The mechanism is not subtle. Hewitt and Liang (2019) found that probing classifiers achieve high accuracy on linguistic properties while capturing spurious correlations rather than causal representations -- the probe is a format detector. Turpin et al. (2023) applied biasing manipulations -- reordering answer options so the correct answer always appeared in position A, inserting sycophancy cues -- and found accuracy dropping 36% across 13 BIG-Bench Hard tasks while models maintained 100% omission of biasing features in their CoT traces; the explanation passes format checks while misrepresenting what generated the answer. Chen (2025) measured legibility-causal utility correlation at tau_b approximately 0.30: what presents as legible is largely independent of what causes behavior. Arkhipov et al. (2024) found that RLHF preferentially updates late-layer attention mechanisms -- activation patching isolates logit shifts to attention heads in layers 10-11 while MLP and feed-forward components show lower contribution -- surface behavior corrects while the generative substrate is unchanged.
When producer and evaluator share formation -- when both have been optimized against the same vocabulary and genre norms -- format-correct expression is the default, and the correction interface collapses onto format verification. The confabulation that survives is the one that sounds exactly right to someone who learned what right-sounding is from the same corpus.

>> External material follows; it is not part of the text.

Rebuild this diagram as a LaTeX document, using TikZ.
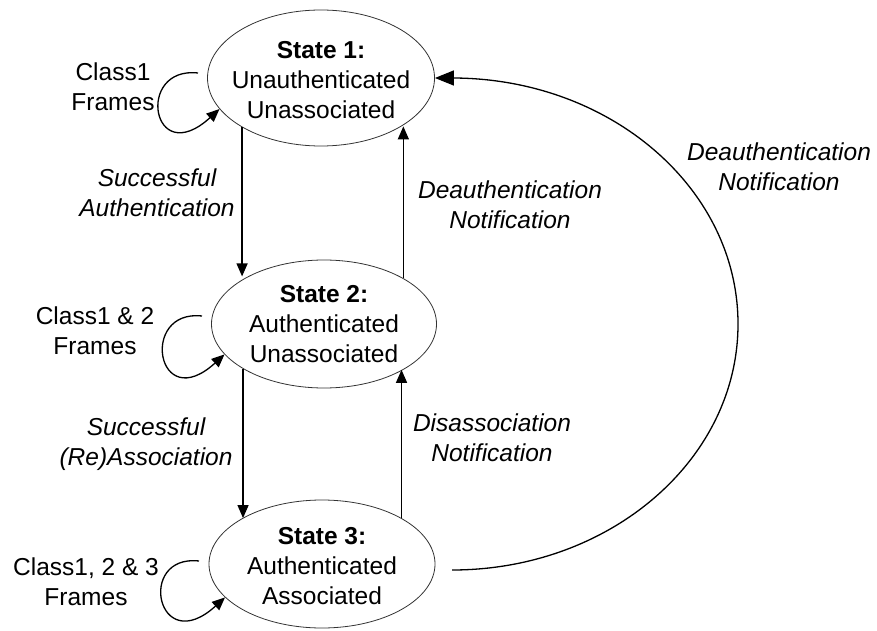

This makes a falsifiable prediction. If format quality -- measured by proxy metrics such as fluency, citation density, and structural coherence -- is negatively correlated with correction rate in human-AI collaborative verification, the format detector hypothesis is supported. The mechanism is credibility inference: evaluators use structural coherence as a prior for propositional accuracy (Dubois 2024: 41-point swing from verbosity; Zheng 2023: 8-10% position premium), so higher format quality suppresses scrutiny. If correction rate is independent of format quality, the coverage account is sufficient. The distinction matters for what you build: coverage solutions add monitoring scope; format-interface solutions require evaluators whose correctness model is generated from independent sources.
The grammar of verification and the grammar of confabulation were written at the same desk.